For sequence i1, i2, i3, … , iN, we set aj to be the number of members in the sequence which are prior to j and greater to j at the same time. The sequence a1, a2, a3, … , aN is referred to as the inversion sequence of the original sequence (i1, i2, i3, … , iN). For example, sequence 1, 2, 0, 1, 0 is the inversion sequence of sequence 3, 1, 5, 2, 4. Your task is to find a full permutation of 1~N that is an original sequence of a given inversion sequence. If there is no permutation meets the conditions please output “No solution”.

Input

There are several test cases.
Each test case contains 1 positive integers N in the first line.(1 ≤ N ≤ 10000).
Followed in the next line is an inversion sequence a1, a2, a3, … , aN (0 ≤ aj < N)
The input will finish with the end of file.

Output

For each case, please output the permutation of 1~N in one line. If there is no permutation meets the conditions, please output “No solution”.

Sample Input

5
1 2 0 1 0
3
0 0 0
2
1 1

Sample Output

3 1 5 2 4
1 2 3
No solution

HINT

题意:知道1-n 所有数的逆序数,要求还原序列.例如 : 1 2 0 1 0 ，那么 1 前面有 1个数大于1,2前面有 2个数大于2,依次类推.

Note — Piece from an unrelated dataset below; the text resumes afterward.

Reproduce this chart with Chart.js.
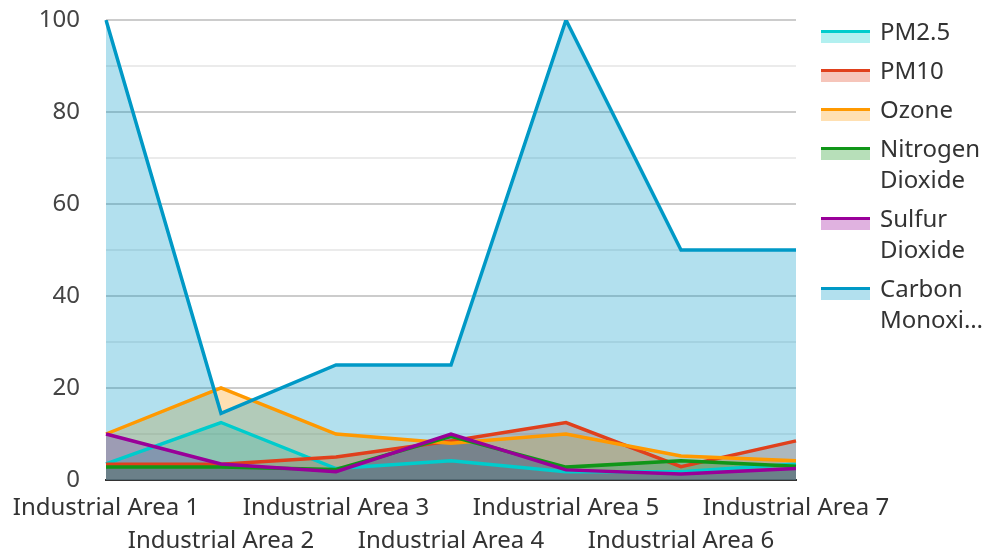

不会的可以去做一下poj 2828 ，经典模型了,在线段树更新的时候就能够完成所有操作了.对于某个数 i ，它前面的数数量为 k ，那么它就在线段树第 k+1 个空位上.假设当前的线段树能够插的空位数量不足 k+1 ，那么就无解了。

#include <iostream>
#include <cstdio>
#include <cstring>
#include <cmath>
using namespace std;
#define N 10005
int a[N],ans[N];

int tree[N<<2];
void pushup(int idx){
    tree[idx] = tree[idx<<1]+tree[idx<<1|1];
}
void build(int l,int r,int idx){
    if(l==r){
        tree[idx] = 1;
        return;
    }
    int mid = (l+r)>>1;
    build(l,mid,idx<<1);
    build(mid+1,r,idx<<1|1);
    pushup(idx);
}
void update(int value,int i,int l,int r,int idx){
    if(l==r){
        ans[l] = i;
        tree[idx] = 0;
        return;
    }
    int mid = (l+r)>>1;
    if(tree[idx<<1]>=value) update(value,i,l,mid,idx<<1); ///插向左子树
    else update(value-tree[idx<<1],i,mid+1,r,idx<<1|1);
    pushup(idx);
}
int main()
{
    int n;
    while(scanf("%d",&n)!=EOF){
        memset(tree,0,sizeof(tree));
        memset(ans,0,sizeof(ans));
        build(1,n,1);
        bool flag = false;
        for(int i=1;i<=n;i++){
            scanf("%d",&a[i]);
            a[i]++;  ///它前面的空格数为a[i] ,自然它应该在第 a[i]+1 个空格位置
            if(tree[1]<a[i]) flag = true;
            if(!flag)
            update(a[i],i,1,n,1);
        }
        if(flag){
            printf("No solution\n");
            continue;
        }
        for(int i=1;i<n;i++){
            printf("%d ",ans[i]);
        }
        printf("%d\n",ans[n]);
    }
    return 0;
}